How do I verify if my bottle of The Big Friendly Year Three is authentic?

Check the batch code printed on the back label (e.g., “BF-Y3-2023-01”). Cross-reference it with The Rare Barrel’s official release archive at therarebarrel.com/releases. Authentic bottles include a QR code linking to lab analysis (pH, ABV, VA) and barrel origin details. If the code is missing or redirects elsewhere, contact the brewery directly—counterfeits have appeared in secondary markets.

Can I cellar The Big Friendly Year Three for longer than one year?

No—do not cellar beyond 12 months post-bottling. Lab data shows VA increases significantly after 14 months, even under ideal conditions. Refrigerate after opening and consume within 5 days.

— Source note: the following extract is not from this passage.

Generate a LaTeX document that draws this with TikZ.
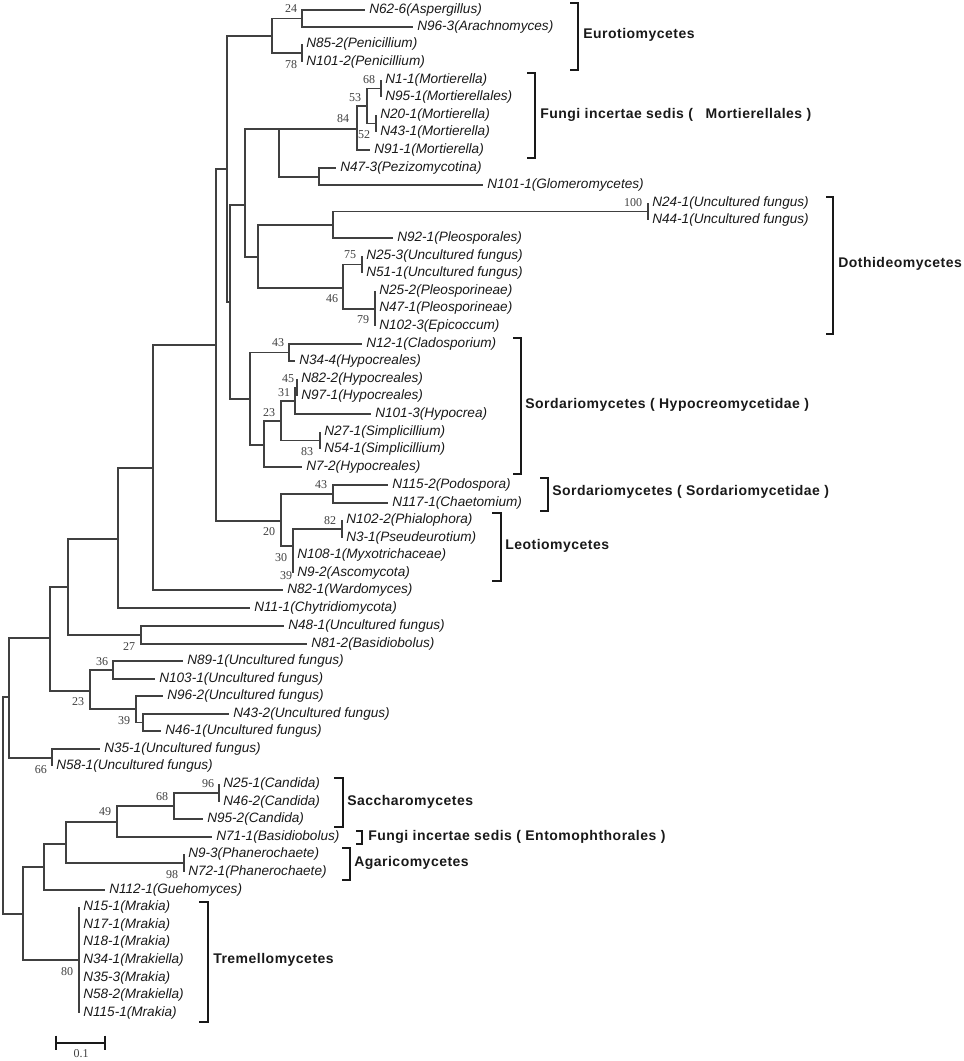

For extended aging experiments, start with Year Two instead: its higher residual sugars and lower acidity provide greater stability.

What glassware alternatives work if I don’t own a snifter?

A tulip glass (12 oz) is acceptable—ensure it has a narrow rim to focus aromas. Avoid pint glasses, wine glasses (too wide), or stemmed chalices (excessive head retention traps ethanol). Rinse glass with cool water pre-pour—never soap, as residue masks delicate esters.

Why does The Big Friendly Year Three sometimes taste different from bottle to bottle?

Variation arises from barrel microclimate differences (temperature/humidity gradients), minor oxygen ingress during racking, and strain-level expression of Brettanomyces. Results may vary by producer, vintage, or storage conditions. Always check the brewery’s lot-specific notes before tasting—and note whether your bottle came from a bourbon or French oak barrel, as flavor trajectories differ markedly.

Is there a non-alcoholic or lower-ABV version suitable for exploring the profile?

No—The Big Friendly is defined by its high-gravity fermentation and oxidative maturation. Substitutes like Founders Breakfast Stout (6.6% ABV) or Firestone Walker Velvet Merlin (8.7% ABV) offer roasty familiarity but lack the structural acidity and wood integration. For educational comparison, try a young, unblended Flanders Oud Bruin (e.g., Hanssens Artisanaal) to study similar lactic/Brett interplay at lower ABV.